Supplied material:
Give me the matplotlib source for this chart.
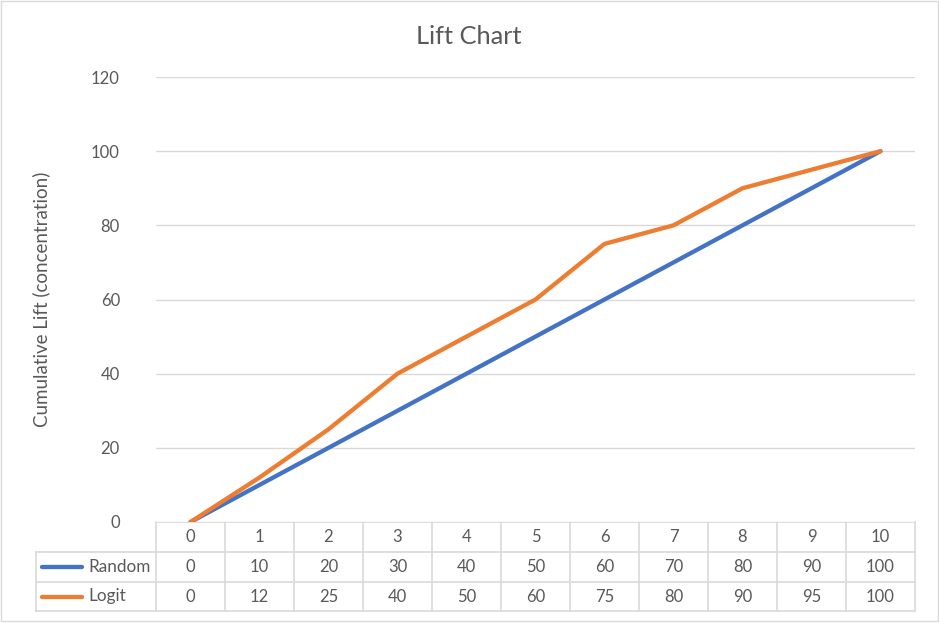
import matplotlib.pyplot as plt
from matplotlib.lines import Line2D

# datos
deciles = [0, 1, 2, 3, 4, 5, 6, 7, 8, 9, 10]
random_lift = [0, 10, 20, 30, 40, 50, 60, 70, 80, 90, 100]
logit_lift = [0, 12, 25, 40, 50, 60, 75, 80, 90, 95, 100]
series_names = ['Random', 'Logit']
y_ticks = [0, 20, 40, 60, 80, 100, 120]

blue = '#4472C4'
orange = '#ED7D31'
txt = '#595959'
grid = '#D9D9D9'

plt.rcParams['font.family'] = ['Lato', 'DejaVu Sans']

W, H = 939, 623
fig = plt.figure(figsize=(W / 100, H / 100), dpi=100)

# area del grafico en pixeles
left, right, top, bottom = 156, 915, 77, 522
ax = fig.add_axes([left / W, 1 - bottom / H, (right - left) / W, (bottom - top) / H])
ax.plot(deciles, random_lift, color=blue, linewidth=3.1, solid_capstyle='round', zorder=3)
ax.plot(deciles, logit_lift, color=orange, linewidth=3.1, solid_capstyle='round', zorder=4)
ax.set_xlim(-0.5, len(deciles) - 0.5)
ax.set_ylim(0, 120)
ax.set_yticks(y_ticks)
ax.set_xticks([])
ax.tick_params(axis='y', length=0, pad=26, labelsize=12, labelcolor=txt)
ax.grid(axis='y', color=grid, linewidth=1)
ax.set_axisbelow(True)
for s in ax.spines.values():
    s.set_visible(False)
ax.set_ylabel('Cumulative Lift (concentration)', fontsize=13.5, color=txt)
ax.yaxis.set_label_coords(-(left - 50) / (right - left), 0.5)

# tabla de datos
tab = fig.add_axes([0, 0, 1, 1], zorder=-1)
tab.set_xlim(0, W)
tab.set_ylim(H, 0)
tab.axis('off')

n = len(deciles)
cw = (right - left) / n
rows = [522, 552, 582, 611]
lab_left = 36

def hline(y, x0, x1):
    tab.add_line(Line2D([x0, x1], [y, y], color=grid, linewidth=1.2))

def vline(x, y0, y1):
    tab.add_line(Line2D([x, x], [y0, y1], color=grid, linewidth=1.2))

hline(rows[0], left, right)
for y in rows[1:]:
    hline(y, lab_left, right)
vline(lab_left, rows[1], rows[3])
for k in range(n + 1):
    vline(left + k * cw, rows[0], rows[3])

for i, d in enumerate(deciles):
    cx = left + (i + 0.5) * cw
    tab.text(cx, (rows[0] + rows[1]) / 2, str(d), ha='center', va='center', fontsize=12, color=txt)
    tab.text(cx, (rows[1] + rows[2]) / 2, str(random_lift[i]), ha='center', va='center', fontsize=12, color=txt)
    tab.text(cx, (rows[2] + rows[3]) / 2, str(logit_lift[i]), ha='center', va='center', fontsize=12, color=txt)

for j, (name, col) in enumerate(zip(series_names, [blue, orange])):
    cy = (rows[j + 1] + rows[j + 2]) / 2
    tab.add_line(Line2D([42, 82], [cy, cy], color=col, linewidth=3.1, solid_capstyle='round'))
    tab.text(88, cy, name, ha='left', va='center', fontsize=12.3, color=txt)

# borde exterior
tab.add_patch(plt.Rectangle((0.5, 0.5), W - 2, H - 3, fill=False, edgecolor='#D9D9D9', linewidth=1))

fig.text(469 / W, 1 - 37 / H, 'Lift Chart', ha='center', va='center', fontsize=18.3, color=txt)

fig.savefig('out.png', dpi=100, facecolor='white')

Exercise: Transcribe all of the material exactly, leaving out whatever pictures it contains.

Worked solution:
Give me the matplotlib source for this chart.
import matplotlib.pyplot as plt
from matplotlib.lines import Line2D

# datos
deciles = [0, 1, 2, 3, 4, 5, 6, 7, 8, 9, 10]
random_lift = [0, 10, 20, 30, 40, 50, 60, 70, 80, 90, 100]
logit_lift = [0, 12, 25, 40, 50, 60, 75, 80, 90, 95, 100]
series_names = ['Random', 'Logit']
y_ticks = [0, 20, 40, 60, 80, 100, 120]

blue = '#4472C4'
orange = '#ED7D31'
txt = '#595959'
grid = '#D9D9D9'

plt.rcParams['font.family'] = ['Lato', 'DejaVu Sans']

W, H = 939, 623
fig = plt.figure(figsize=(W / 100, H / 100), dpi=100)

# area del grafico en pixeles
left, right, top, bottom = 156, 915, 77, 522
ax = fig.add_axes([left / W, 1 - bottom / H, (right - left) / W, (bottom - top) / H])
ax.plot(deciles, random_lift, color=blue, linewidth=3.1, solid_capstyle='round', zorder=3)
ax.plot(deciles, logit_lift, color=orange, linewidth=3.1, solid_capstyle='round', zorder=4)
ax.set_xlim(-0.5, len(deciles) - 0.5)
ax.set_ylim(0, 120)
ax.set_yticks(y_ticks)
ax.set_xticks([])
ax.tick_params(axis='y', length=0, pad=26, labelsize=12, labelcolor=txt)
ax.grid(axis='y', color=grid, linewidth=1)
ax.set_axisbelow(True)
for s in ax.spines.values():
    s.set_visible(False)
ax.set_ylabel('Cumulative Lift (concentration)', fontsize=13.5, color=txt)
ax.yaxis.set_label_coords(-(left - 50) / (right - left), 0.5)

# tabla de datos
tab = fig.add_axes([0, 0, 1, 1], zorder=-1)
tab.set_xlim(0, W)
tab.set_ylim(H, 0)
tab.axis('off')

n = len(deciles)
cw = (right - left) / n
rows = [522, 552, 582, 611]
lab_left = 36

def hline(y, x0, x1):
    tab.add_line(Line2D([x0, x1], [y, y], color=grid, linewidth=1.2))

def vline(x, y0, y1):
    tab.add_line(Line2D([x, x], [y0, y1], color=grid, linewidth=1.2))

hline(rows[0], left, right)
for y in rows[1:]:
    hline(y, lab_left, right)
vline(lab_left, rows[1], rows[3])
for k in range(n + 1):
    vline(left + k * cw, rows[0], rows[3])

for i, d in enumerate(deciles):
    cx = left + (i + 0.5) * cw
    tab.text(cx, (rows[0] + rows[1]) / 2, str(d), ha='center', va='center', fontsize=12, color=txt)
    tab.text(cx, (rows[1] + rows[2]) / 2, str(random_lift[i]), ha='center', va='center', fontsize=12, color=txt)
    tab.text(cx, (rows[2] + rows[3]) / 2, str(logit_lift[i]), ha='center', va='center', fontsize=12, color=txt)

for j, (name, col) in enumerate(zip(series_names, [blue, orange])):
    cy = (rows[j + 1] + rows[j + 2]) / 2
    tab.add_line(Line2D([42, 82], [cy, cy], color=col, linewidth=3.1, solid_capstyle='round'))
    tab.text(88, cy, name, ha='left', va='center', fontsize=12.3, color=txt)

# borde exterior
tab.add_patch(plt.Rectangle((0.5, 0.5), W - 2, H - 3, fill=False, edgecolor='#D9D9D9', linewidth=1))

fig.text(469 / W, 1 - 37 / H, 'Lift Chart', ha='center', va='center', fontsize=18.3, color=txt)

fig.savefig('out.png', dpi=100, facecolor='white')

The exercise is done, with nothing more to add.